DATA ::
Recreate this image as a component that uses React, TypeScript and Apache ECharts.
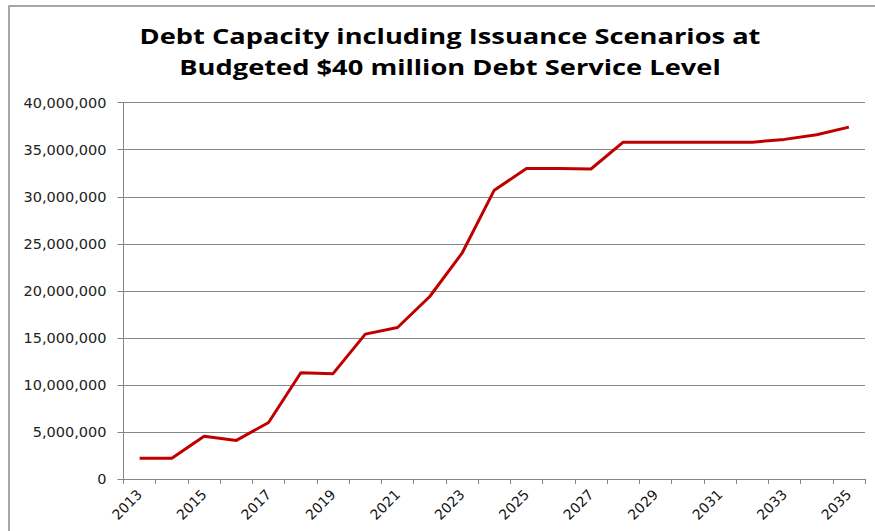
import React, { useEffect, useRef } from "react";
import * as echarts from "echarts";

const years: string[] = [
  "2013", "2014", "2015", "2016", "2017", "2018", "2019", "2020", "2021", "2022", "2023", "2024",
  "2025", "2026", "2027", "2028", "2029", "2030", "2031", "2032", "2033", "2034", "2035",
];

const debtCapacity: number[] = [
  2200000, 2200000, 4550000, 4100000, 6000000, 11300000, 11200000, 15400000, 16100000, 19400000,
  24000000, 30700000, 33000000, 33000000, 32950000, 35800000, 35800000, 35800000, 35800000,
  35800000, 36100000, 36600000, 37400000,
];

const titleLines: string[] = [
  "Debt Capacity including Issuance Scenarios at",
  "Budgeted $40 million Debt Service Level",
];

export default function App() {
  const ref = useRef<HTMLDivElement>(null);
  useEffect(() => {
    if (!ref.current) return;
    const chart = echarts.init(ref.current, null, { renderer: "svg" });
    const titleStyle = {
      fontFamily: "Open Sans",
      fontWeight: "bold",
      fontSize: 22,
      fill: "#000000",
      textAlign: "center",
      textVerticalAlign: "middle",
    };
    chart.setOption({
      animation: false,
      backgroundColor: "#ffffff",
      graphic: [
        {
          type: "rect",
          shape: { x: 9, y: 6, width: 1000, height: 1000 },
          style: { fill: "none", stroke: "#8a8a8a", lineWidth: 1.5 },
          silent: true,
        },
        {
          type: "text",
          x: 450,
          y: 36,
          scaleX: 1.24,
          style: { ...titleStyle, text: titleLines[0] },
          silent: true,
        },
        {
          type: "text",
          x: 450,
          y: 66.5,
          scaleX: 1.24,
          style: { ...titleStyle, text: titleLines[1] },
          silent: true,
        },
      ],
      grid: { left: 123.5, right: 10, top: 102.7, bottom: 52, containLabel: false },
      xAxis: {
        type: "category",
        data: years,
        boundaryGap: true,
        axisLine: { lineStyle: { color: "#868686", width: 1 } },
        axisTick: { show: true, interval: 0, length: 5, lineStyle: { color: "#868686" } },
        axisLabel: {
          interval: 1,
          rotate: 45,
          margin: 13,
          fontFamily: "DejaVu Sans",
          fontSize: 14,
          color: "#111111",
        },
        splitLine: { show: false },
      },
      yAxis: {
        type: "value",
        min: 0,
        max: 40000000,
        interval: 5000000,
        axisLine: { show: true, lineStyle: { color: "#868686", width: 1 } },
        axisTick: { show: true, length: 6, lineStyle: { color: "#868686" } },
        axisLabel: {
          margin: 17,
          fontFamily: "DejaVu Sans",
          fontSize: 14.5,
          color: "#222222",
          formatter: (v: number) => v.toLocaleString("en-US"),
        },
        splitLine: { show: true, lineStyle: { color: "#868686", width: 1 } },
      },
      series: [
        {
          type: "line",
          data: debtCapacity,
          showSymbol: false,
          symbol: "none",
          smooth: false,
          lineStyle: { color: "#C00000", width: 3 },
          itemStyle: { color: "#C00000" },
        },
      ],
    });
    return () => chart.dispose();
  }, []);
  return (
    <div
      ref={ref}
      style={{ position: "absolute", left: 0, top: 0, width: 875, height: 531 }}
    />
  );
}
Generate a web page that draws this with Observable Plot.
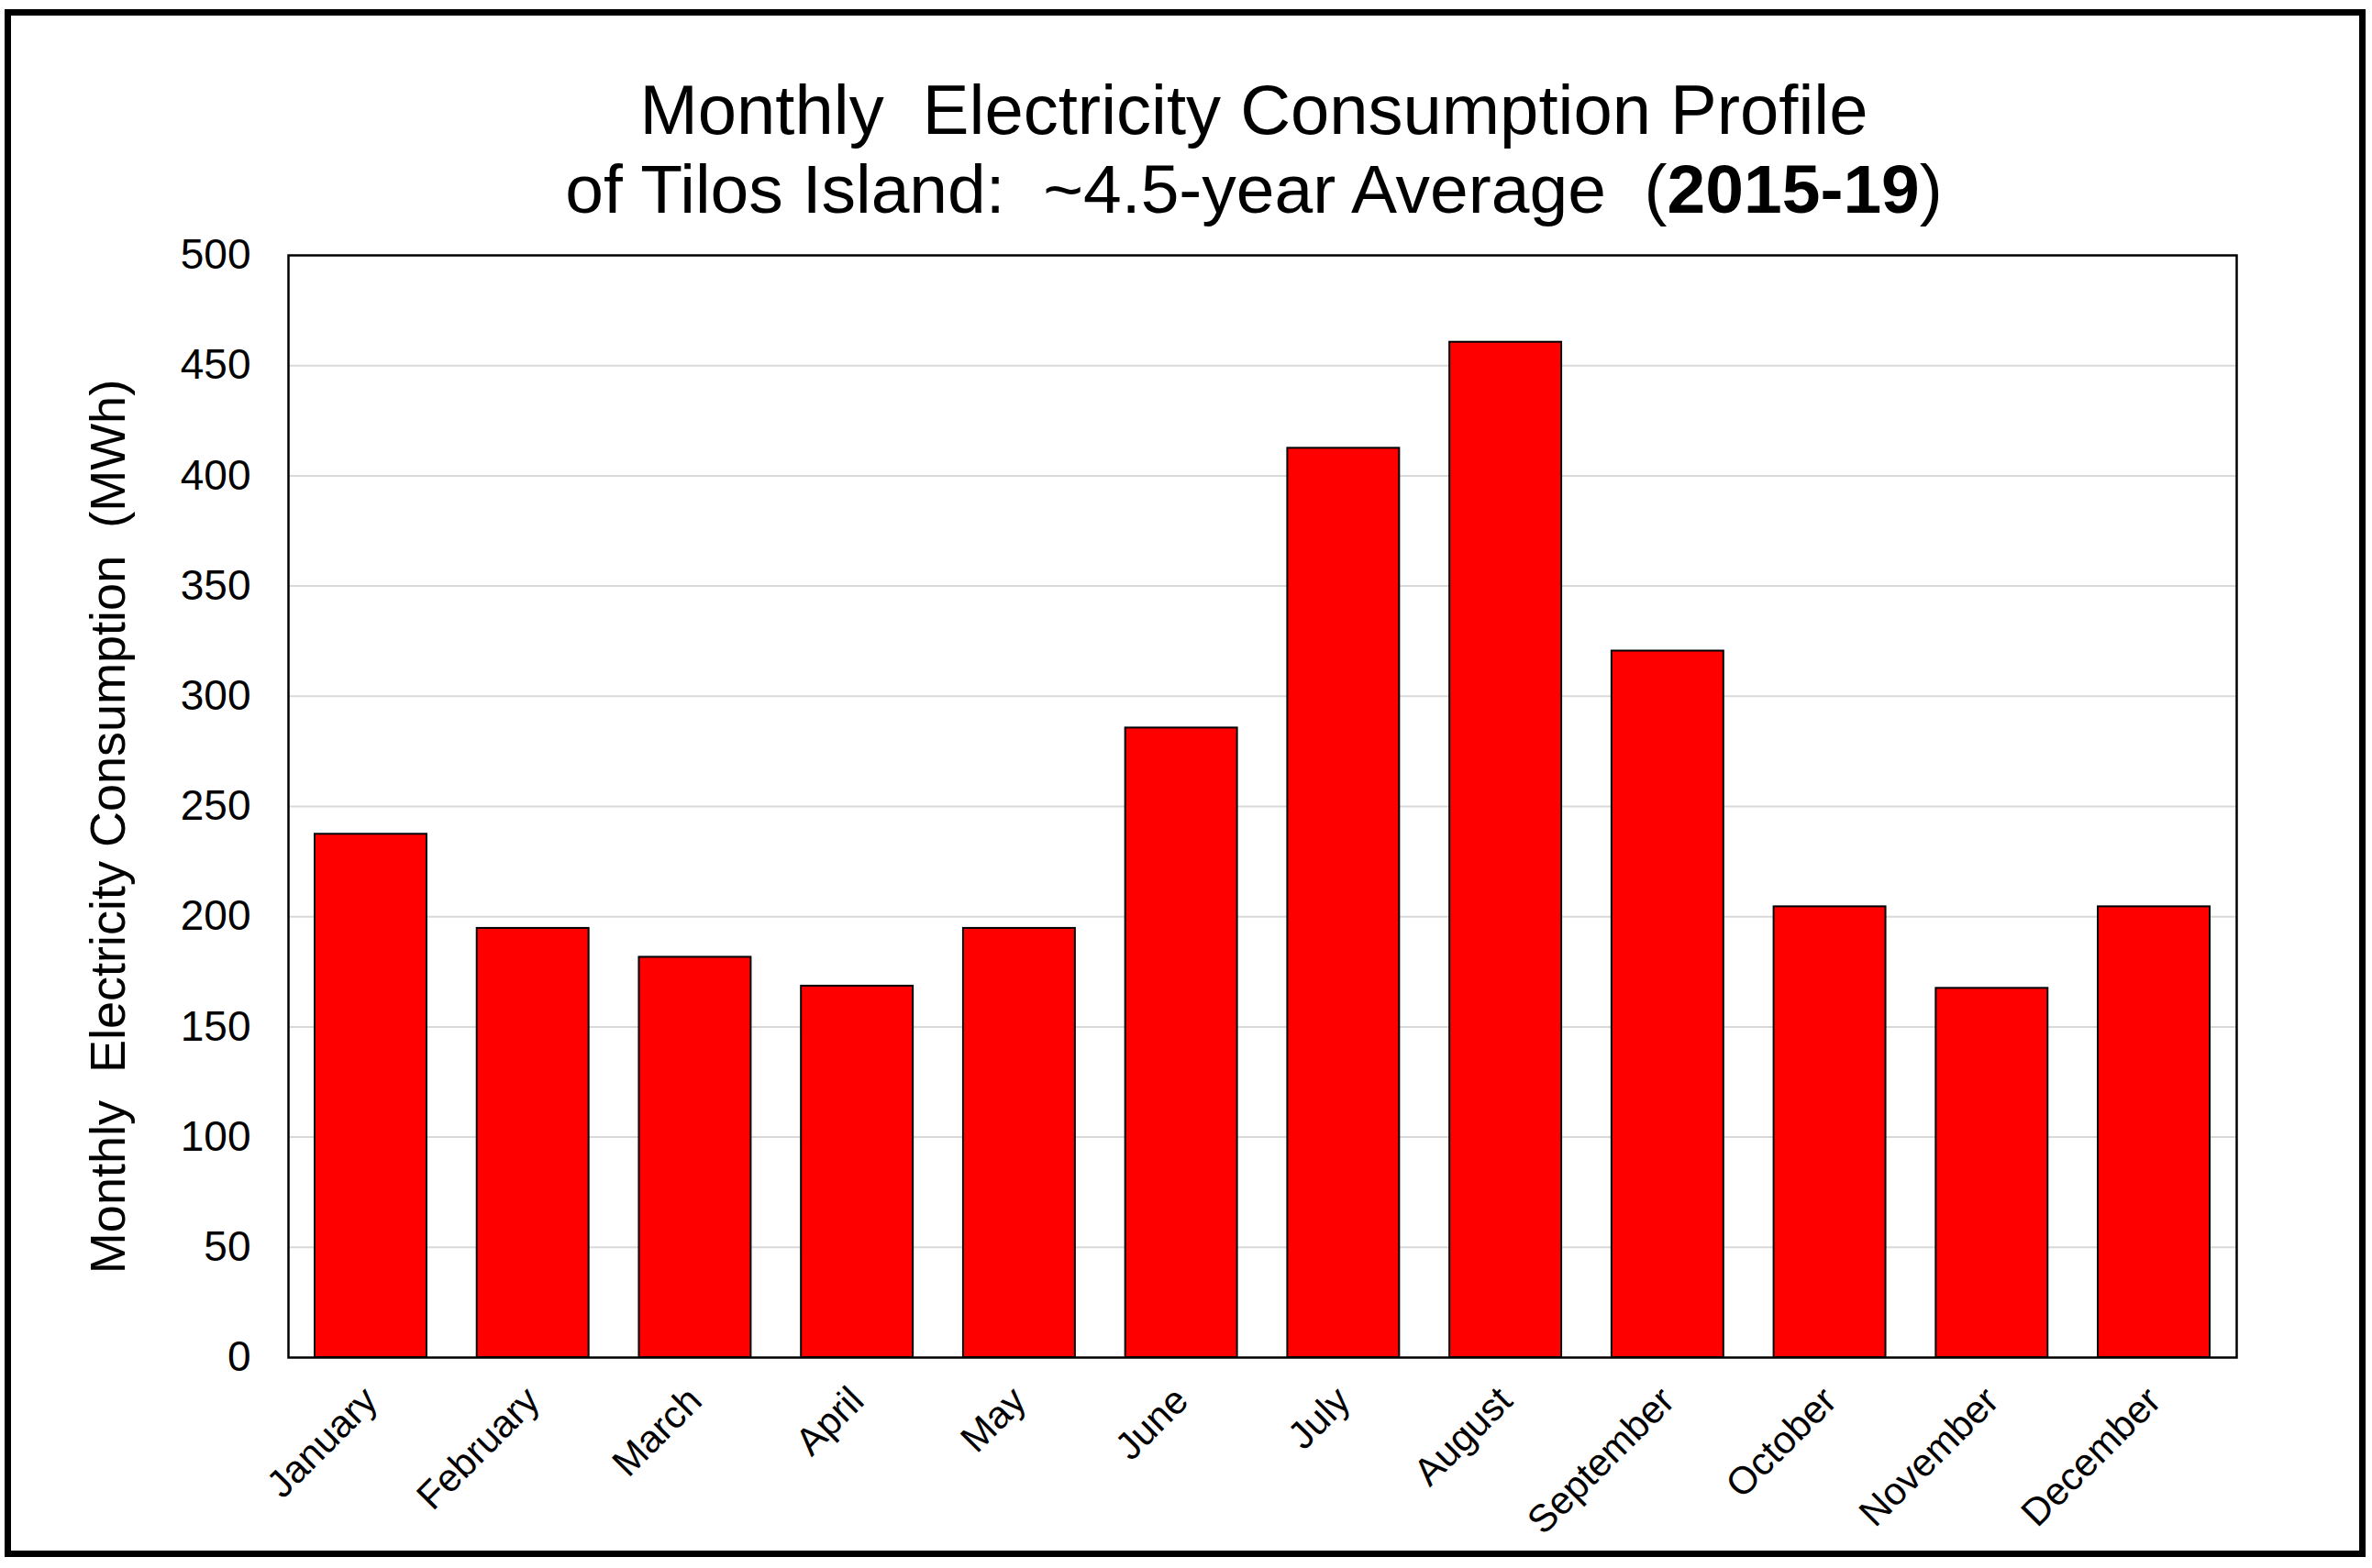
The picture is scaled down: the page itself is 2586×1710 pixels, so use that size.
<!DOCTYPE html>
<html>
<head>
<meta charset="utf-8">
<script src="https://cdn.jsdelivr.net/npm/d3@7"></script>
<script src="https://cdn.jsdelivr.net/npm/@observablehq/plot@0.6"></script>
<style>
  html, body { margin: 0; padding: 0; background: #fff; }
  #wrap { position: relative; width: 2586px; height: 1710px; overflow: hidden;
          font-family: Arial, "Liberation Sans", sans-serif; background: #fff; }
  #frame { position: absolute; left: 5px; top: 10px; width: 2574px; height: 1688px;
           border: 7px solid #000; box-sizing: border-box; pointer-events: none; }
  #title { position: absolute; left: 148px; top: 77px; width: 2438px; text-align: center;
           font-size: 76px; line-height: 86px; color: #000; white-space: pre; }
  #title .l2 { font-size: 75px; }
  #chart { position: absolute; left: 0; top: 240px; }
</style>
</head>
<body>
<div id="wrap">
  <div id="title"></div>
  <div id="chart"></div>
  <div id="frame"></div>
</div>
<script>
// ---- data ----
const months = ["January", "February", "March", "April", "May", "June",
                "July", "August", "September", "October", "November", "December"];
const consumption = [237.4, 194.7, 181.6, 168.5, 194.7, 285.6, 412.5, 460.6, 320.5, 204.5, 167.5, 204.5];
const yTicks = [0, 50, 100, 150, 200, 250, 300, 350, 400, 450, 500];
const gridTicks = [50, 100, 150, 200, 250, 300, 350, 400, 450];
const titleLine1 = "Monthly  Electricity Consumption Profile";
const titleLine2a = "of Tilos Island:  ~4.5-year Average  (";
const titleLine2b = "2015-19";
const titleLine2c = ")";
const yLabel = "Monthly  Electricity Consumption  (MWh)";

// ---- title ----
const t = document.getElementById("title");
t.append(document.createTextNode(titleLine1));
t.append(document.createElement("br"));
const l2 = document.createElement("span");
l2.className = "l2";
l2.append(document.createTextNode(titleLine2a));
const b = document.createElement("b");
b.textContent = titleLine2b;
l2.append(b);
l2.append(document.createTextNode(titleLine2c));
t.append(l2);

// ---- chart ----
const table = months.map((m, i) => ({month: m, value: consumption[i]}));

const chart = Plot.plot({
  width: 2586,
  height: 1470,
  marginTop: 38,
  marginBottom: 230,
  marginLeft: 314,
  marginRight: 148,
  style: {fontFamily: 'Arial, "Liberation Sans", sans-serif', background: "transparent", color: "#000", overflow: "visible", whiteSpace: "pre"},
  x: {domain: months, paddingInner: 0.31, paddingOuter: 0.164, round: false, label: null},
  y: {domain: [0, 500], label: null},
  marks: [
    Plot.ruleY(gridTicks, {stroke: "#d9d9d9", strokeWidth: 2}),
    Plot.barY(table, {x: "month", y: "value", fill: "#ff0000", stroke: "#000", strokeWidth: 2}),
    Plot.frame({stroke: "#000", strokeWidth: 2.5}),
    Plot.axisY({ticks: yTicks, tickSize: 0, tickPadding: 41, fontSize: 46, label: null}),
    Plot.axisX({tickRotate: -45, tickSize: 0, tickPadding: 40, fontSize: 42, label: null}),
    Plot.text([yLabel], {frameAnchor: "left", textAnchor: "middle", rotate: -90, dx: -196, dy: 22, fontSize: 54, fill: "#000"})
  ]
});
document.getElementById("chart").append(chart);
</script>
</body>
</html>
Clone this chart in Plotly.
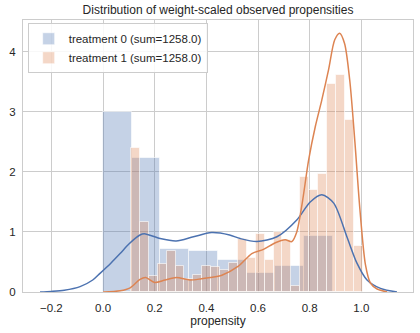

AIM :: Exclude the images and reproduce the remaining data exactly.

THE RESPONSE ::
Recreate this image as a component that uses React, TypeScript and Apache ECharts.
import React, { useEffect, useRef } from "react";
import * as echarts from "echarts";

const years: string[] = [
  "2013", "2014", "2015", "2016", "2017", "2018", "2019", "2020", "2021", "2022", "2023", "2024",
  "2025", "2026", "2027", "2028", "2029", "2030", "2031", "2032", "2033", "2034", "2035",
];

const debtCapacity: number[] = [
  2200000, 2200000, 4550000, 4100000, 6000000, 11300000, 11200000, 15400000, 16100000, 19400000,
  24000000, 30700000, 33000000, 33000000, 32950000, 35800000, 35800000, 35800000, 35800000,
  35800000, 36100000, 36600000, 37400000,
];

const titleLines: string[] = [
  "Debt Capacity including Issuance Scenarios at",
  "Budgeted $40 million Debt Service Level",
];

export default function App() {
  const ref = useRef<HTMLDivElement>(null);
  useEffect(() => {
    if (!ref.current) return;
    const chart = echarts.init(ref.current, null, { renderer: "svg" });
    const titleStyle = {
      fontFamily: "Open Sans",
      fontWeight: "bold",
      fontSize: 22,
      fill: "#000000",
      textAlign: "center",
      textVerticalAlign: "middle",
    };
    chart.setOption({
      animation: false,
      backgroundColor: "#ffffff",
      graphic: [
        {
          type: "rect",
          shape: { x: 9, y: 6, width: 1000, height: 1000 },
          style: { fill: "none", stroke: "#8a8a8a", lineWidth: 1.5 },
          silent: true,
        },
        {
          type: "text",
          x: 450,
          y: 36,
          scaleX: 1.24,
          style: { ...titleStyle, text: titleLines[0] },
          silent: true,
        },
        {
          type: "text",
          x: 450,
          y: 66.5,
          scaleX: 1.24,
          style: { ...titleStyle, text: titleLines[1] },
          silent: true,
        },
      ],
      grid: { left: 123.5, right: 10, top: 102.7, bottom: 52, containLabel: false },
      xAxis: {
        type: "category",
        data: years,
        boundaryGap: true,
        axisLine: { lineStyle: { color: "#868686", width: 1 } },
        axisTick: { show: true, interval: 0, length: 5, lineStyle: { color: "#868686" } },
        axisLabel: {
          interval: 1,
          rotate: 45,
          margin: 13,
          fontFamily: "DejaVu Sans",
          fontSize: 14,
          color: "#111111",
        },
        splitLine: { show: false },
      },
      yAxis: {
        type: "value",
        min: 0,
        max: 40000000,
        interval: 5000000,
        axisLine: { show: true, lineStyle: { color: "#868686", width: 1 } },
        axisTick: { show: true, length: 6, lineStyle: { color: "#868686" } },
        axisLabel: {
          margin: 17,
          fontFamily: "DejaVu Sans",
          fontSize: 14.5,
          color: "#222222",
          formatter: (v: number) => v.toLocaleString("en-US"),
        },
        splitLine: { show: true, lineStyle: { color: "#868686", width: 1 } },
      },
      series: [
        {
          type: "line",
          data: debtCapacity,
          showSymbol: false,
          symbol: "none",
          smooth: false,
          lineStyle: { color: "#C00000", width: 3 },
          itemStyle: { color: "#C00000" },
        },
      ],
    });
    return () => chart.dispose();
  }, []);
  return (
    <div
      ref={ref}
      style={{ position: "absolute", left: 0, top: 0, width: 875, height: 531 }}
    />
  );
}
Generate a web page that draws this with Observable Plot.
The picture is scaled down: the page itself is 2586×1710 pixels, so use that size.
<!DOCTYPE html>
<html>
<head>
<meta charset="utf-8">
<script src="https://cdn.jsdelivr.net/npm/d3@7"></script>
<script src="https://cdn.jsdelivr.net/npm/@observablehq/plot@0.6"></script>
<style>
  html, body { margin: 0; padding: 0; background: #fff; }
  #wrap { position: relative; width: 2586px; height: 1710px; overflow: hidden;
          font-family: Arial, "Liberation Sans", sans-serif; background: #fff; }
  #frame { position: absolute; left: 5px; top: 10px; width: 2574px; height: 1688px;
           border: 7px solid #000; box-sizing: border-box; pointer-events: none; }
  #title { position: absolute; left: 148px; top: 77px; width: 2438px; text-align: center;
           font-size: 76px; line-height: 86px; color: #000; white-space: pre; }
  #title .l2 { font-size: 75px; }
  #chart { position: absolute; left: 0; top: 240px; }
</style>
</head>
<body>
<div id="wrap">
  <div id="title"></div>
  <div id="chart"></div>
  <div id="frame"></div>
</div>
<script>
// ---- data ----
const months = ["January", "February", "March", "April", "May", "June",
                "July", "August", "September", "October", "November", "December"];
const consumption = [237.4, 194.7, 181.6, 168.5, 194.7, 285.6, 412.5, 460.6, 320.5, 204.5, 167.5, 204.5];
const yTicks = [0, 50, 100, 150, 200, 250, 300, 350, 400, 450, 500];
const gridTicks = [50, 100, 150, 200, 250, 300, 350, 400, 450];
const titleLine1 = "Monthly  Electricity Consumption Profile";
const titleLine2a = "of Tilos Island:  ~4.5-year Average  (";
const titleLine2b = "2015-19";
const titleLine2c = ")";
const yLabel = "Monthly  Electricity Consumption  (MWh)";

// ---- title ----
const t = document.getElementById("title");
t.append(document.createTextNode(titleLine1));
t.append(document.createElement("br"));
const l2 = document.createElement("span");
l2.className = "l2";
l2.append(document.createTextNode(titleLine2a));
const b = document.createElement("b");
b.textContent = titleLine2b;
l2.append(b);
l2.append(document.createTextNode(titleLine2c));
t.append(l2);

// ---- chart ----
const table = months.map((m, i) => ({month: m, value: consumption[i]}));

const chart = Plot.plot({
  width: 2586,
  height: 1470,
  marginTop: 38,
  marginBottom: 230,
  marginLeft: 314,
  marginRight: 148,
  style: {fontFamily: 'Arial, "Liberation Sans", sans-serif', background: "transparent", color: "#000", overflow: "visible", whiteSpace: "pre"},
  x: {domain: months, paddingInner: 0.31, paddingOuter: 0.164, round: false, label: null},
  y: {domain: [0, 500], label: null},
  marks: [
    Plot.ruleY(gridTicks, {stroke: "#d9d9d9", strokeWidth: 2}),
    Plot.barY(table, {x: "month", y: "value", fill: "#ff0000", stroke: "#000", strokeWidth: 2}),
    Plot.frame({stroke: "#000", strokeWidth: 2.5}),
    Plot.axisY({ticks: yTicks, tickSize: 0, tickPadding: 41, fontSize: 46, label: null}),
    Plot.axisX({tickRotate: -45, tickSize: 0, tickPadding: 40, fontSize: 42, label: null}),
    Plot.text([yLabel], {frameAnchor: "left", textAnchor: "middle", rotate: -90, dx: -196, dy: 22, fontSize: 54, fill: "#000"})
  ]
});
document.getElementById("chart").append(chart);
</script>
</body>
</html>
Clone this chart in Plotly.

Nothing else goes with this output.